A 'reconnect automatically if connection is dropped' sounds like it should help if the VPN goes down, but our tests showed otherwise. When we forcibly closed our connection, the app tried to reconnect, but always failed. It updated its system tray icon to show this, but if the icon isn't visible, once again you'd have no way to know that your traffic was unprotected.
As the app is also dated 2017, like the Windows 10 edition, it doesn't look like these issues will be fixed in a hurry.
There's better news with the Android app; the last release was 'only' 10 months old at review time, positively fresh.
The interface looks and feels very similar to the Windows 10 app; choose one of the 11 locations from the list, tap a switch to connect, tap again to disconnect.
You do at least get a choice of protocol, though: OpenVPN or Cisco. Cisco? It could be this means some variation of Cisco's OpenConnect, but the app doesn't say, and there's no information on the support site. Still, we don't mind; it has OpenVPN, and that's a major improvement on PPTP.
A handful of settings enables connecting the VPN automatically when you access insecure, secured and/ or mobile networks, and reconnecting automatically if the VPN drops.
This is still relatively limited, presented in the most basic way, and not even close to the quality of most top VPN apps.
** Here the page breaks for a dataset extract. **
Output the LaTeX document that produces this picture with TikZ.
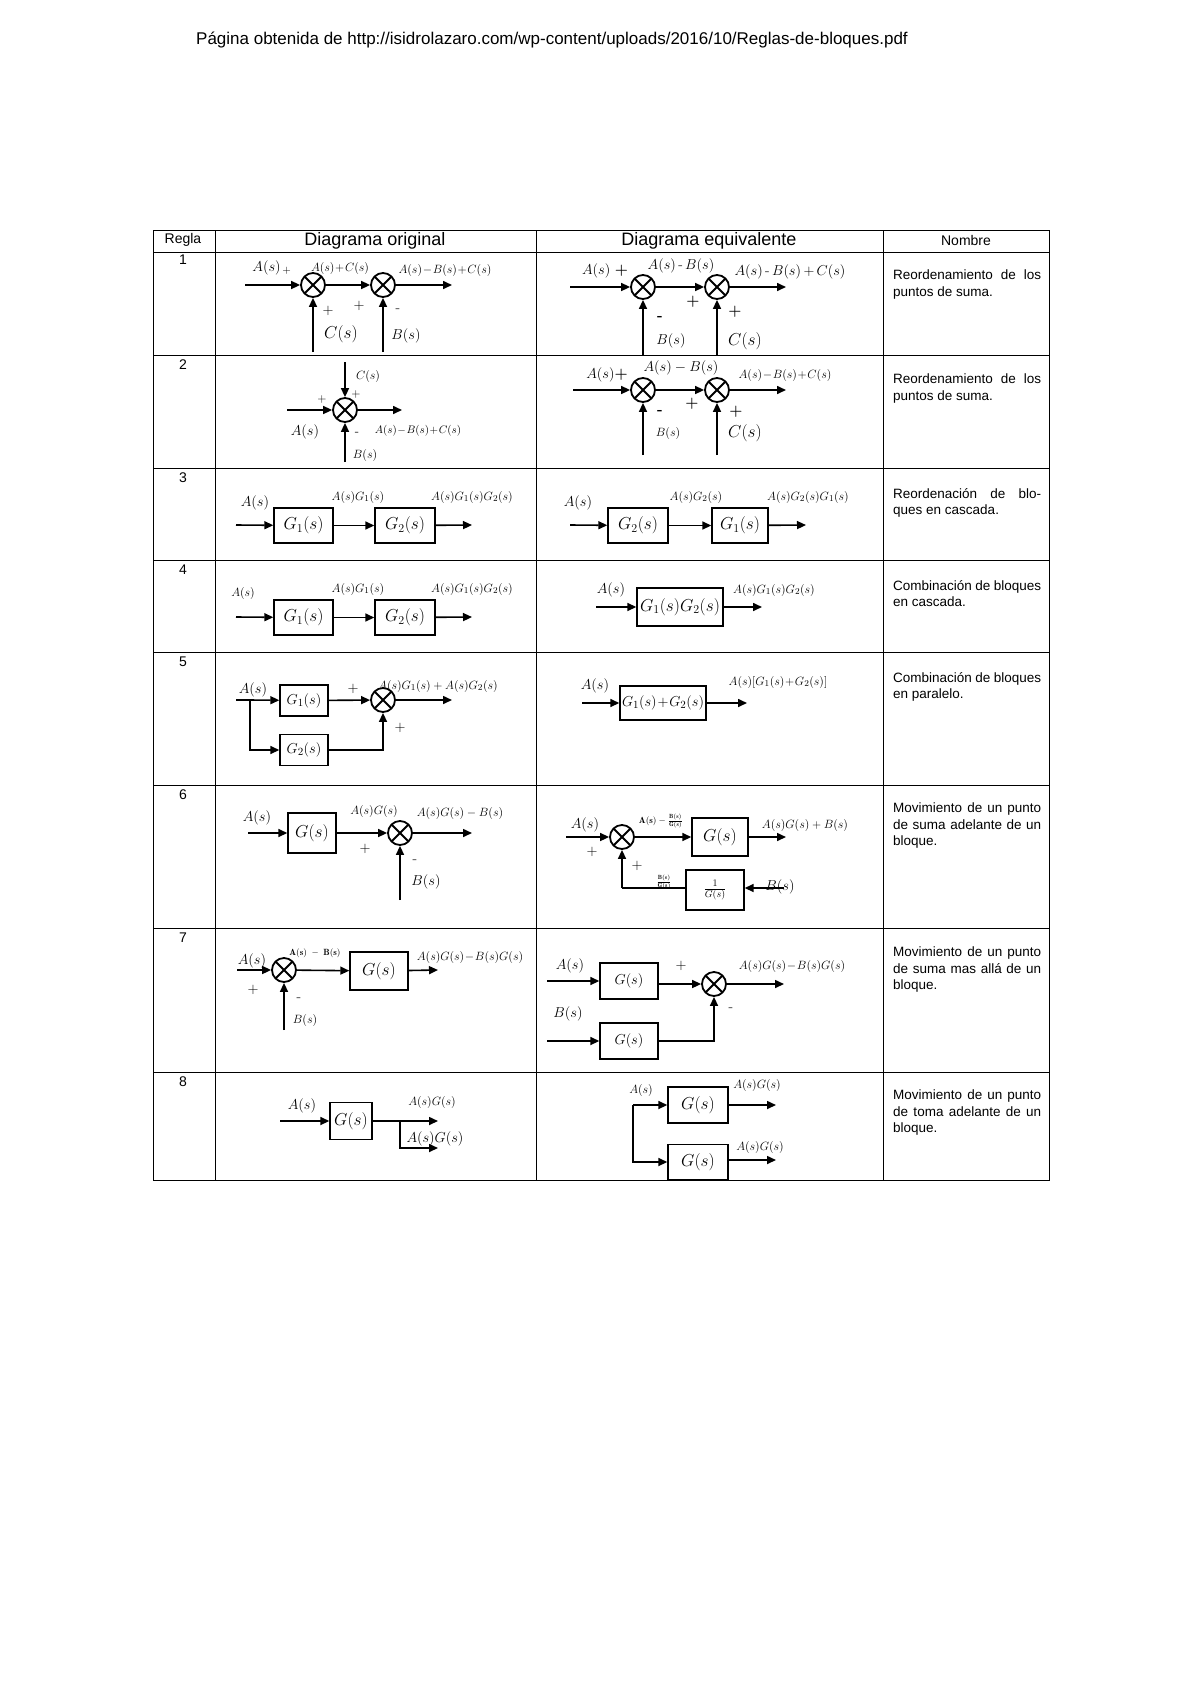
\documentclass[tikz,border=0pt]{standalone}
\usepackage{fontspec}
\setsansfont{Liberation Sans}
\usetikzlibrary{arrows.meta}
\begin{document}
\begin{tikzpicture}[x=1pt,y=-1pt,
  sig/.style={line width=1.6pt,-{Triangle[length=9pt,width=8pt]}},
  ln/.style={line width=1.6pt},
  sum/.style={circle,draw,line width=1.8pt,minimum size=24pt,inner sep=0pt,
    path picture={\draw[line width=1.8pt] (path picture bounding box.north west)--(path picture bounding box.south east) (path picture bounding box.north east)--(path picture bounding box.south west);}},
  blk/.style={draw,line width=1.4pt,rectangle,inner sep=0pt,font=\fontsize{18}{18}\selectfont},
  lb/.style={inner sep=0pt,font=\fontsize{15}{15}\selectfont},
  big/.style={inner sep=0pt,font=\fontsize{19}{19}\selectfont},
  sl/.style={inner sep=0pt,font=\fontsize{13}{13}\selectfont},
  ti/.style={inner sep=0pt,font=\fontsize{9}{9}\selectfont},
  nm/.style={anchor=north west,text width=148pt,align=justify,font=\sffamily\fontsize{13.5}{16.5}\selectfont,inner sep=0pt},
  tl/.style={line width=1pt}]
\useasboundingbox (0,0) rectangle (1200,1698);
\fill[white] (0,0) rectangle (1200,1698);
\node[font=\sffamily\fontsize{17}{20}\selectfont] (hdr) at (552,40) {Página obtenida de http://isidrolazaro.com/wp-content/uploads/2016/10/Reglas-de-bloques.pdf};
% table
\draw[tl] (153,230) rectangle (1049,1180);
\foreach \y in {252,355,468,560,652,785,928,1072} \draw[tl] (153,\y)--(1049,\y);
\foreach \x in {215,536,883} \draw[tl] (\x,230)--(\x,1180);
\node[font=\sffamily\fontsize{14}{14}\selectfont] (h1) at (183,240) {Regla};
\node[font=\sffamily\fontsize{18}{18}\selectfont] (h2) at (375,241) {Diagrama original};
\node[font=\sffamily\fontsize{18}{18}\selectfont] (h3) at (709,241) {Diagrama equivalente};
\node[font=\sffamily\fontsize{14}{14}\selectfont] (h4) at (966,240) {Nombre};
\foreach \n/\y in {1/260,2/365,3/478,4/570,5/662,6/795,7/938,8/1082} \node[font=\sffamily\fontsize{14}{14}\selectfont] at (183,\y) {\n};
\node[nm] (n1) at (893,270) {Reordenamiento de los puntos de suma.};
\node[nm] (n2) at (893,374) {Reordenamiento de los puntos de suma.};
\node[nm] (n3) at (893,488) {Reordenación de bloques en cascada.};
\node[nm] (n4) at (893,580) {Combinación de bloques en cascada.};
\node[nm] (n5) at (893,672) {Combinación de bloques en paralelo.};
\node[nm] (n6) at (893,803) {Movimiento de un punto de suma adelante de un bloque.};
\node[nm] (n7) at (893,947) {Movimiento de un punto de suma mas allá de un bloque.};
\node[nm] (n8) at (893,1090) {Movimiento de un punto de toma adelante de un bloque.};

% ---- Row 1 original
\node[sum] (a1) at (313,285) {};
\node[sum] (a2) at (383,285) {};
\coordinate (a0) at (245,285); \coordinate (a3) at (452,285);
\coordinate (ac) at (313,352); \coordinate (ab) at (383,352);
\draw[sig] (a0)--(a1); \draw[sig] (a1)--(a2); \draw[sig] (a2)--(a3);
\draw[sig] (ac)--(a1); \draw[sig] (ab)--(a2);
\node[lb] at (272,268) {$A(s)_{\,+}$};
\node[sl] at (340,268) {$A(s)\!+\!C(s)$};
\node[sl] at (445,270) {$A(s)\!-\!B(s)\!+\!C(s)$};
\node[lb] at (328,311) {$+$}; \node[lb] at (359,306) {$+$}; \node[lb] at (398,311) {-};
\node[big] at (341,334) {$C(s)$};
\node[lb] at (406,336) {$B(s)$};
% ---- Row 1 equivalent
\node[sum] (b1) at (643,287) {};
\node[sum] (b2) at (717,287) {};
\coordinate (b0) at (570,287); \coordinate (b3) at (786,287);
\coordinate (bb) at (643,355); \coordinate (bc) at (717,355);
\draw[sig] (b0)--(b1); \draw[sig] (b1)--(b2); \draw[sig] (b2)--(b3);
\draw[sig] (bb)--(b1); \draw[sig] (bc)--(b2);
\node[lb] at (605,271) {$A(s)$ \textbf{+}};
\node[lb] at (681,266) {$A(s)\,\mbox{-}\,B(s)$};
\node[lb] at (790,272) {$A(s)\,\mbox{-}\,B(s)\,\mbox{+}\,C(s)$};
\node[lb] at (660,318) {\textbf{-}}; \node[lb] at (693,302) {\textbf{+}}; \node[lb] at (735,312) {\textbf{+}};
\node[lb] at (671,341) {$B(s)$}; \node[big] at (745,341) {$C(s)$};
% ---- Row 2 original
\node[sum] (c1) at (345,410) {};
\coordinate (c0) at (287,410); \coordinate (c3) at (402,410);
\coordinate (cc) at (345,362); \coordinate (cb) at (345,462);
\draw[sig] (c0)--(c1); \draw[sig] (c1)--(c3); \draw[sig] (cc)--(c1); \draw[sig] (cb)--(c1);
\node[sl] at (368,376) {$C(s)$}; \node[sl] at (356,394) {$+$}; \node[sl] at (322,399) {$+$};
\node[lb] at (305,432) {$A(s)$}; \node[sl] at (357,434) {-};
\node[inner sep=0pt,font=\fontsize{11}{11}\selectfont] at (418,431) {$A(s)\!-\!B(s)\!+\!C(s)$};
\node[sl] at (365,455) {$B(s)$};
% ---- Row 2 equivalent
\node[sum] (d1) at (643,390) {};
\node[sum] (d2) at (717,390) {};
\coordinate (d0) at (573,390); \coordinate (d3) at (786,390);
\coordinate (db) at (643,455); \coordinate (dc) at (717,455);
\draw[sig] (d0)--(d1); \draw[sig] (d1)--(d2); \draw[sig] (d2)--(d3);
\draw[sig] (db)--(d1); \draw[sig] (dc)--(d2);
\node[lb] at (607,375) {$A(s)$\textbf{+}};
\node[lb] at (681,368) {$A(s)-B(s)$};
\node[sl] at (785,375) {$A(s)\!-\!B(s)\!+\!C(s)$};
\node[lb] at (660,412) {\textbf{-}}; \node[lb] at (692,404) {\textbf{+}}; \node[lb] at (736,412) {\textbf{+}};
\node[sl] at (668,433) {$B(s)$}; \node[big] at (745,433) {$C(s)$};
% ---- Row 3 original
\node[blk,minimum width=59pt,minimum height=35pt] (e1) at (303.5,525.5) {$G_1(s)$};
\node[blk,minimum width=60pt,minimum height=35pt] (e2) at (405,525.5) {$G_2(s)$};
\coordinate (e0) at (236,525); \coordinate (e3) at (472,525);
\draw[sig] (e0)--(e1); \draw[sig] (e1)--(e2); \draw[sig] (e2)--(e3);
\node[lb] at (255,503) {$A(s)$}; \node[sl] at (358,497) {$A(s)G_1(s)$}; \node[sl] at (472,497) {$A(s)G_1(s)G_2(s)$};
% ---- Row 3 equivalent
\node[blk,minimum width=60pt,minimum height=35pt] (f1) at (638,525.5) {$G_2(s)$};
\node[blk,minimum width=56pt,minimum height=35pt] (f2) at (740,525.5) {$G_1(s)$};
\coordinate (f0) at (570,525); \coordinate (f3) at (806,525);
\draw[sig] (f0)--(f1); \draw[sig] (f1)--(f2); \draw[sig] (f2)--(f3);
\node[lb] at (578,503) {$A(s)$}; \node[sl] at (696,497) {$A(s)G_2(s)$}; \node[sl] at (808,497) {$A(s)G_2(s)G_1(s)$};
% ---- Row 4 original
\node[blk,minimum width=59pt,minimum height=35pt] (g1) at (303.5,617.5) {$G_1(s)$};
\node[blk,minimum width=60pt,minimum height=35pt] (g2) at (405,617.5) {$G_2(s)$};
\coordinate (g0) at (236,617); \coordinate (g3) at (472,617);
\draw[sig] (g0)--(g1); \draw[sig] (g1)--(g2); \draw[sig] (g2)--(g3);
\node[sl] at (243,593) {$A(s)$}; \node[sl] at (358,589) {$A(s)G_1(s)$}; \node[sl] at (472,589) {$A(s)G_1(s)G_2(s)$};
% ---- Row 4 equivalent
\node[blk,minimum width=86pt,minimum height=38pt] (h1b) at (680,607) {$G_1(s)G_2(s)$};
\coordinate (h0) at (596,607); \coordinate (h3) at (762,607);
\draw[sig] (h0)--(h1b); \draw[sig] (h1b)--(h3);
\node[lb] at (611,590) {$A(s)$}; \node[sl] at (774,590) {$A(s)G_1(s)G_2(s)$};
% ---- Row 5 original
\node[blk,minimum width=48pt,minimum height=31pt,font=\fontsize{15}{15}\selectfont] (i1) at (304,700.5) {$G_1(s)$};
\node[blk,minimum width=48pt,minimum height=31pt,font=\fontsize{15}{15}\selectfont] (i2) at (304,750) {$G_2(s)$};
\node[sum] (i3) at (383,700) {};
\coordinate (i0) at (236,700); \coordinate (ib) at (250,700); \coordinate (i4) at (452,700);
\draw[ln] (i0)--(ib); \draw[sig] (ib)--(i1); \draw[sig] (ib)|-(i2);
\draw[sig] (i1)--(i3); \draw[sig] (i2)-|(i3); \draw[sig] (i3)--(i4);
\node[lb] at (253,690) {$A(s)$}; \node[lb] at (353,689) {$+$};
\node[sl] at (438,686) {$A(s)G_1(s)+A(s)G_2(s)$}; \node[lb] at (400,728) {$+$};
% ---- Row 5 equivalent
\node[blk,minimum width=86pt,minimum height=34pt,font=\fontsize{15}{15}\selectfont] (j1) at (663,703) {$G_1(s)\!+\!G_2(s)$};
\coordinate (j0) at (582,703); \coordinate (j3) at (747,703);
\draw[sig] (j0)--(j1); \draw[sig] (j1)--(j3);
\node[lb] at (595,686) {$A(s)$}; \node[sl] at (778,682) {$A(s)\big[G_1(s)\!+\!G_2(s)\big]$};
% ---- Row 6 original
\node[blk,minimum width=48pt,minimum height=40pt] (k1) at (312,833) {$G(s)$};
\node[sum] (k2) at (400,833) {};
\coordinate (k0) at (248,833); \coordinate (k3) at (472,833); \coordinate (kb) at (400,900);
\draw[sig] (k0)--(k1); \draw[sig] (k1)--(k2); \draw[sig] (k2)--(k3); \draw[sig] (kb)--(k2);
\node[lb] at (257,818) {$A(s)$}; \node[sl] at (374,811) {$A(s)G(s)$}; \node[sl] at (460,813) {$A(s)G(s)-B(s)$};
\node[lb] at (365,849) {$+$}; \node[lb] at (415,862) {-}; \node[lb] at (426,882) {$B(s)$};
% ---- Row 6 equivalent
\node[sum] (l1) at (622,837) {};
\node[blk,minimum width=56pt,minimum height=38pt,font=\fontsize{16}{16}\selectfont] (l2) at (720,837) {$G(s)$};
\node[blk,minimum width=58pt,minimum height=40pt,font=\fontsize{14}{14}\selectfont] (l3) at (715,890) {$\frac{1}{G(s)}$};
\coordinate (l0) at (566,837); \coordinate (l4) at (786,837); \coordinate (lb0) at (784,888); \coordinate (lc) at (622,888);
\draw[sig] (l0)--(l1); \draw[sig] (l1)--(l2); \draw[sig] (l2)--(l4);
\draw[sig] (lb0)--(l3.east|-lb0); \draw[ln] (l3.west|-lc)--(lc); \draw[sig] (lc)--(l1);
\node[lb] at (585,825) {$A(s)$}; \node[ti] at (661,821) {$\mathbf{A(s)-\frac{B(s)}{G(s)}}$};
\node[sl] at (805,825) {$A(s)G(s)+B(s)$};
\node[lb] at (592,852) {$+$}; \node[lb] at (637,866) {$+$};
\node[ti] at (664,882) {$\mathbf{\frac{B(s)}{G(s)}}$};
\node[lb] at (780,887) {$B(s)$};
% ---- Row 7 original
\node[sum] (m1) at (284,970) {};
\node[blk,minimum width=58pt,minimum height=38pt] (m2) at (379,971) {$G(s)$};
\coordinate (m0) at (237,970); \coordinate (m3) at (438,970); \coordinate (mb) at (284,1030);
\draw[sig] (m0)--(m1); \draw[sig] (m1)--(m2); \draw[sig] (m2)--(m3); \draw[sig] (mb)--(m1);
\node[lb] at (252,961) {$A(s)$}; \node[ti] at (315,953) {$\mathbf{A(s)\;-\;B(s)}$};
\node[sl] at (470,957) {$A(s)G(s)\!-\!B(s)G(s)$};
\node[lb] at (253,990) {$+$}; \node[lb] at (299,1000) {-}; \node[sl] at (305,1020) {$B(s)$};
% ---- Row 7 equivalent
\node[blk,minimum width=58pt,minimum height=36pt,font=\fontsize{15}{15}\selectfont] (o1) at (629,981) {$G(s)$};
\node[blk,minimum width=58pt,minimum height=36pt,font=\fontsize{15}{15}\selectfont] (o2) at (629,1041) {$G(s)$};
\node[sum] (o3) at (714,984) {};
\coordinate (o0) at (547,981); \coordinate (ob) at (547,1041); \coordinate (o4) at (784,984);
\draw[sig] (o0)--(o1); \draw[sig] (ob)--(o2); \draw[sig] (o1.east|-o3)--(o3); \draw[sig] (o2)-|(o3); \draw[sig] (o3)--(o4);
\node[lb] at (570,966) {$A(s)$}; \node[lb] at (681,966) {$+$};
\node[sl] at (792,966) {$A(s)G(s)\!-\!B(s)G(s)$};
\node[lb] at (568,1014) {$B(s)$}; \node[lb] at (731,1010) {-};
% ---- Row 8 original
\node[blk,minimum width=42pt,minimum height=37pt,font=\fontsize{16}{16}\selectfont] (p1) at (351,1121) {$G(s)$};
\coordinate (p0) at (280,1121); \coordinate (p3) at (438,1121); \coordinate (pt) at (400,1121); \coordinate (p4) at (438,1148);
\draw[sig] (p0)--(p1); \draw[sig] (p1)--(p3); \draw[sig] (pt)|-(p4);
\node[lb] at (302,1106) {$A(s)$}; \node[sl] at (432,1102) {$A(s)G(s)$}; \node[lb] at (435,1139) {$A(s)G(s)$};
% ---- Row 8 equivalent
\node[blk,minimum width=60pt,minimum height=36pt] (q1) at (698,1105) {$G(s)$};
\node[blk,minimum width=60pt,minimum height=35pt] (q2) at (698,1162) {$G(s)$};
\coordinate (q0) at (633,1105); \coordinate (q3) at (776,1105); \coordinate (q4) at (776,1160);
\draw[sig] (q0)--(q1); \draw[sig] (q0)|-(q2); \draw[sig] (q1)--(q3); \draw[sig] (q2.east|-q4)--(q4);
\node[sl] at (641,1090) {$A(s)$}; \node[sl] at (757,1085) {$A(s)G(s)$}; \node[sl] at (760,1147) {$A(s)G(s)$};
\end{tikzpicture}
\end{document}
But hey, it's still vastly better than VPN Shield's Windows offering, and for that, we have to be grateful.
VPN Shield's issues so far didn't leave us with much hope for our unblocking tests, and sure enough, the service couldn't get us into BBC iPlayer, US Netflix or Disney+.
There was one welcome success, though, when we managed to stream Amazon Prime Video content, and we found it worked with US YouTube and the less well defended sites, too.
The positive note continued with our speed tests. Whatever else we might say about VPN Shield, it proved a decent performer, hitting 66-67Mbps on our 75Mbps UK line, a very similar 60Mbps when connecting from the UK to near European locations, and a still reasonable 30Mbps on UK-US connections.
Unfortunately, the problems returned in our final privacy tests, with multiple sites showing a DNS leak with the Windows apps.
VPN Shield's Windows apps are horribly limited, with virtually no features, and even the few basic functions you get don't work quite as they should. We wouldn't recommend the service, even if it were free.